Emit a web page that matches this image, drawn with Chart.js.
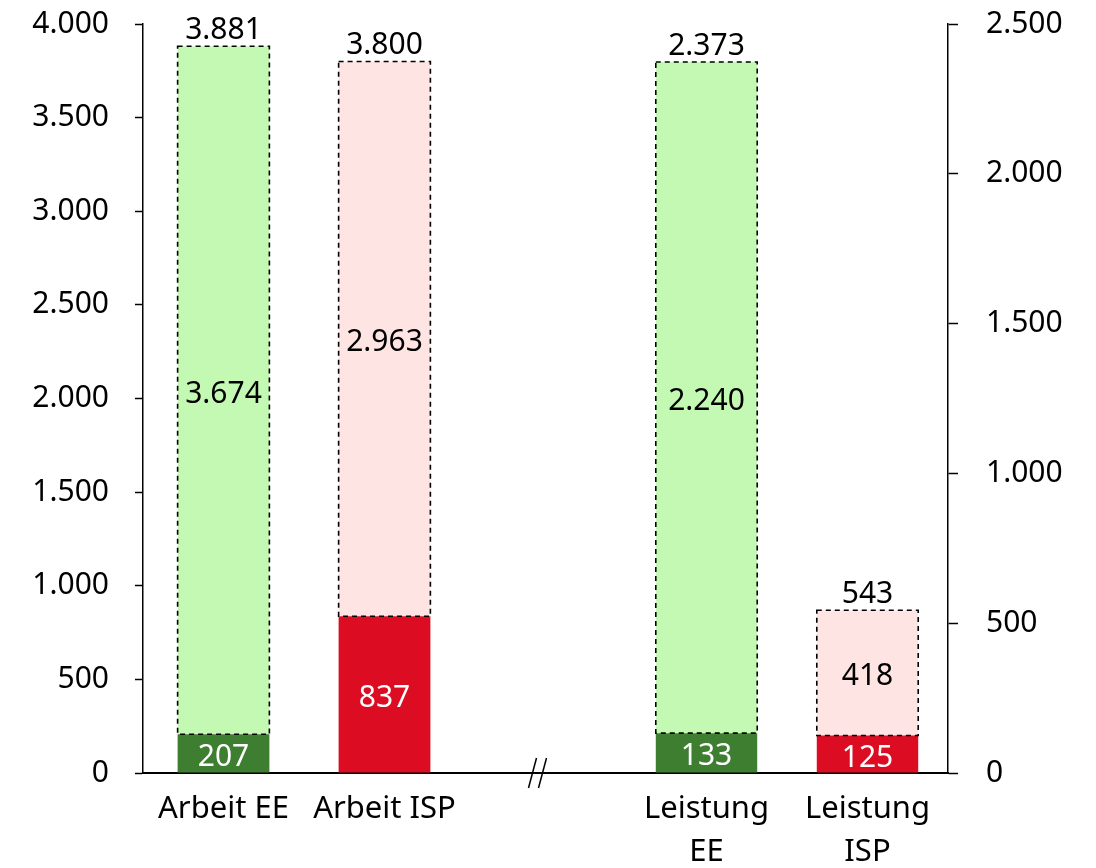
<!DOCTYPE html>
<html>
<head>
<meta charset="utf-8">
<script src="https://cdn.jsdelivr.net/npm/chart.js@4/dist/chart.umd.min.js"></script>
<style>
  html, body { margin: 0; padding: 0; background: #fff; }
  #wrap { width: 1096px; height: 868px; position: relative; }
</style>
</head>
<body>
<div id="wrap"><canvas id="chart"></canvas></div>
<script>
// categories (the empty slot holds the axis break)
const categories = ['Arbeit EE', 'Arbeit ISP', '', ['Leistung', 'EE'], ['Leistung', 'ISP']];

// left axis (Arbeit) and right axis (Leistung)
const arbeitBase    = [207, 837];
const arbeitRest    = [3674, 2963];
const leistungBase  = [133, 125];
const leistungRest  = [2240, 418];

const leftTicks  = [0, 500, 1000, 1500, 2000, 2500, 3000, 3500, 4000];
const rightTicks = [0, 500, 1000, 1500, 2000, 2500];

const DARK_GREEN = '#3E7E31', RED = '#DC0D23';
const LIGHT_GREEN = '#C3F9B3', LIGHT_RED = '#FFE4E4';
const NUM_FONT = '30px "Noto Sans"';

const fmt = v => String(Math.round(v)).replace(/\B(?=(\d{3})+(?!\d))/g, '.');

const arbeitRow   = arr => [...arr, null, null, null];
const leistungRow = arr => [null, null, null, ...arr];

const baseColors = [DARK_GREEN, RED, null, DARK_GREEN, RED];
const restColors = [LIGHT_GREEN, LIGHT_RED, null, LIGHT_GREEN, LIGHT_RED];

// fixed axis sizes so the plot area sits where the original has it
const fixWidth = w => s => {
  s.width = w;
  s.paddingTop = 0; s.paddingBottom = 0;
};

// dashed outline round the upper segments + value labels + totals + axis break
const decor = {
  id: 'decor',
  afterDatasetsDraw(chart) {
    const ctx = chart.ctx;
    ctx.save();
    chart.data.datasets.forEach((ds, i) => {
      const meta = chart.getDatasetMeta(i);
      meta.data.forEach((el, j) => {
        const v = ds.data[j];
        if (v == null) return;
        const { x, y, base, width } = el.getProps(['x', 'y', 'base', 'width'], true);
        if (ds.part === 'rest') {
          ctx.setLineDash([5, 4]);
          ctx.lineWidth = 1.6;
          ctx.strokeStyle = '#000';
          ctx.strokeRect(x - width / 2, y, width, base - y);
          ctx.setLineDash([]);
        }
        ctx.font = NUM_FONT;
        ctx.textAlign = 'center';
        ctx.textBaseline = 'middle';
        ctx.fillStyle = ds.part === 'base' ? '#fff' : '#000';
        ctx.fillText(fmt(v), x, (y + base) / 2 + 4);
        if (ds.part === 'rest') {
          const baseDs = chart.data.datasets[i - 1];
          ctx.fillStyle = '#000';
          ctx.fillText(fmt(v + baseDs.data[j]), x, y - 16);
        }
      });
    });
    // axis break marks
    const xs = chart.scales.x;
    const bx = xs.getPixelForValue(2) - 8, by = chart.chartArea.bottom;
    ctx.strokeStyle = '#000';
    ctx.lineWidth = 1.5;
    [-5, 5].forEach(dx => {
      ctx.beginPath();
      ctx.moveTo(bx + dx - 4, by + 15);
      ctx.lineTo(bx + dx + 4, by - 15);
      ctx.stroke();
    });
    ctx.restore();
  }
};

new Chart(document.getElementById('chart'), {
  type: 'bar',
  data: {
    labels: categories,
    datasets: [
      { part: 'base', data: arbeitRow(arbeitBase), yAxisID: 'y', stack: 's',
        backgroundColor: baseColors, barPercentage: 0.57 },
      { part: 'rest', data: arbeitRow(arbeitRest), yAxisID: 'y', stack: 's',
        backgroundColor: restColors, barPercentage: 0.57 },
      { part: 'base', data: leistungRow(leistungBase), yAxisID: 'y2', stack: 's',
        backgroundColor: baseColors, barPercentage: 0.63 },
      { part: 'rest', data: leistungRow(leistungRest), yAxisID: 'y2', stack: 's',
        backgroundColor: restColors, barPercentage: 0.63 }
    ]
  },
  options: {
    responsive: true,
    maintainAspectRatio: false,
    animation: false,
    layout: { padding: { top: 24, left: 0, right: 0, bottom: 0 } },
    plugins: { legend: { display: false }, tooltip: { enabled: false } },
    datasets: { bar: { categoryPercentage: 1, borderWidth: 0, skipNull: true } },
    scales: {
      x: {
        stacked: true,
        grid: { display: false, drawTicks: false },
        border: { display: true, color: '#000', width: 2 },
        ticks: { color: '#000', font: { family: 'Noto Sans', size: 31, lineHeight: 1.4 }, padding: 14, maxRotation: 0, autoSkip: false },
        afterFit: s => { s.height = 95; s.paddingLeft = 0; s.paddingRight = 0; }
      },
      y: {
        position: 'left',
        stacked: true,
        min: 0, max: 4000,
        afterBuildTicks: s => { s.ticks = leftTicks.map(v => ({ value: v })); },
        grid: { drawOnChartArea: false, drawTicks: true, tickLength: 8, color: '#000', tickWidth: 1.5 },
        border: { display: true, color: '#000', width: 1.5 },
        ticks: { color: '#000', font: { family: 'Noto Sans', size: 30 }, padding: 26, callback: v => fmt(v) },
        afterFit: fixWidth(143)
      },
      y2: {
        position: 'right',
        stacked: true,
        min: 0, max: 2500,
        afterBuildTicks: s => { s.ticks = rightTicks.map(v => ({ value: v })); },
        grid: { drawOnChartArea: false, drawTicks: true, tickLength: 10, color: '#000', tickWidth: 1.5 },
        border: { display: true, color: '#000', width: 1.5 },
        ticks: { color: '#000', font: { family: 'Noto Sans', size: 30 }, padding: 28, callback: v => fmt(v) },
        afterFit: fixWidth(148)
      }
    }
  },
  plugins: [decor]
});
</script>
</body>
</html>
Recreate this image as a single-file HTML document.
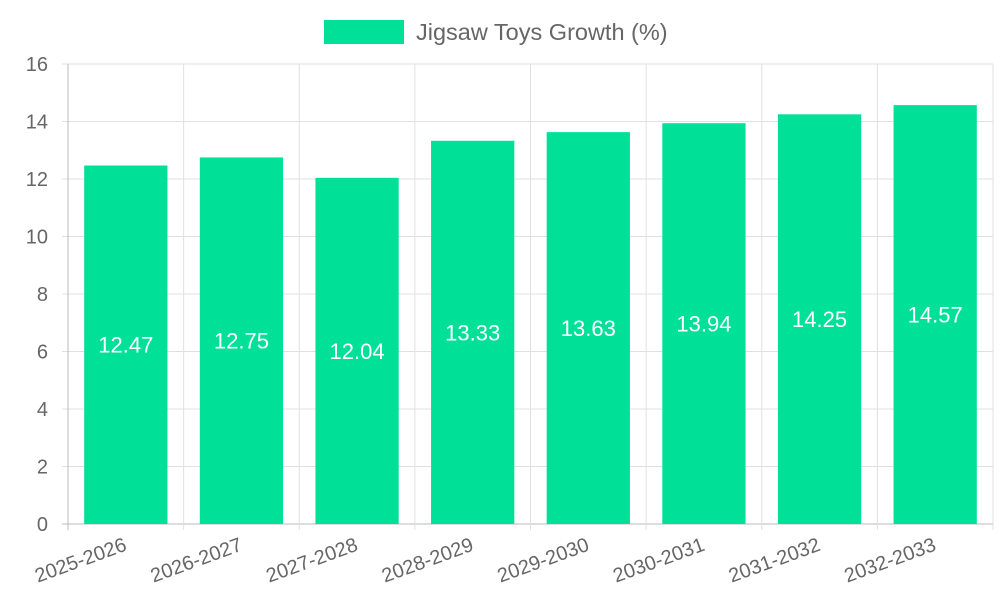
<!DOCTYPE html>
<html><head><meta charset="utf-8">
<style>
html,body{margin:0;padding:0;background:#fff;}
svg{display:block;font-family:"Liberation Sans",sans-serif;}
</style></head>
<body>
<svg id="chart" width="1000" height="600" viewBox="0 0 1000 600">
  <g id="legend">
    <rect x="324" y="20" width="80" height="24" fill="#00e096"></rect>
    <text x="416" y="40" font-size="23.5" fill="#666">Jigsaw Toys Growth (%)</text>
  </g>
  <g id="grid"></g>
  <g id="bars"></g>
  <g id="axes"></g>
</svg>
<script>
const categories = ["2025-2026","2026-2027","2027-2028","2028-2029","2029-2030","2030-2031","2031-2032","2032-2033"];
const values = [12.47,12.75,12.04,13.33,13.63,13.94,14.25,14.57];
const yTicks = [0,2,4,6,8,10,12,14,16];

const NS = "http://www.w3.org/2000/svg";
const plotLeft = 68, plotRight = 993, plotTop = 64, plotBottom = 524;
const yMax = 16;
const band = (plotRight - plotLeft) / categories.length;
const yScale = v => plotBottom - (v / yMax) * (plotBottom - plotTop);
const xCenter = i => plotLeft + band * (i + 0.5);
function mk(tag, attrs, parent) {
  const e = document.createElementNS(NS, tag);
  for (const k in attrs) e.setAttribute(k, attrs[k]);
  parent.appendChild(e);
  return e;
}
const gridG = document.getElementById('grid');
const barsG = document.getElementById('bars');
const axesG = document.getElementById('axes');

yTicks.forEach(t => {
  const g = mk('line', {x1: plotLeft - 6, x2: plotRight, y1: yScale(t), y2: yScale(t), stroke: t === 0 ? '#bbb' : '#e0e0e0', 'stroke-width': 1}, gridG);
  
  
  const lb = mk('text', {x: 48, y: yScale(t) + 7, 'text-anchor': 'end', 'font-size': 20, fill: '#666'}, axesG);
  lb.textContent = t;
  
  
});
for (let i = 0; i <= categories.length; i++) {
  const x = plotLeft + band * i;
  const g = mk('line', {x1: x, x2: x, y1: plotTop, y2: plotBottom + 6, stroke: i === 0 ? '#bbb' : '#e0e0e0', 'stroke-width': 1}, gridG);
  
  
}
const bw = band * 0.72;
categories.forEach((c, i) => {
  const v = values[i];
  const r = mk('rect', {x: xCenter(i) - bw / 2, y: yScale(v), width: bw, height: plotBottom - yScale(v), fill: '#00e096'}, barsG);
  
  
  const t = mk('text', {x: xCenter(i), y: (yScale(v) + plotBottom) / 2 + 8, 'text-anchor': 'middle', 'font-size': 22, fill: '#fff'}, barsG);
  t.textContent = v.toFixed(2);
  
  
  const xl = mk('text', {x: 0, y: 0, 'text-anchor': 'end', 'font-size': 20, fill: '#666', transform: 'translate(' + (xCenter(i) + 2) + ',' + (plotBottom + 26) + ') rotate(-20)'}, axesG);
  xl.textContent = c;
  
  
});
</script>
</body></html>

■ ■ ■ ■ ■

__Exercise objective__. Give again, word for word, only the lines starting at the line with "Recreate this image" and ending at the line with "const yTicks = [0,2,4,6,8,10,12,14,16];", keeping both end lines; pictures stay out.

__Written reply__.
Recreate this image as a single-file HTML document.
<!DOCTYPE html>
<html><head><meta charset="utf-8">
<style>
html,body{margin:0;padding:0;background:#fff;}
svg{display:block;font-family:"Liberation Sans",sans-serif;}
</style></head>
<body>
<svg id="chart" width="1000" height="600" viewBox="0 0 1000 600">
  <g id="legend">
    <rect x="324" y="20" width="80" height="24" fill="#00e096"></rect>
    <text x="416" y="40" font-size="23.5" fill="#666">Jigsaw Toys Growth (%)</text>
  </g>
  <g id="grid"></g>
  <g id="bars"></g>
  <g id="axes"></g>
</svg>
<script>
const categories = ["2025-2026","2026-2027","2027-2028","2028-2029","2029-2030","2030-2031","2031-2032","2032-2033"];
const values = [12.47,12.75,12.04,13.33,13.63,13.94,14.25,14.57];
const yTicks = [0,2,4,6,8,10,12,14,16];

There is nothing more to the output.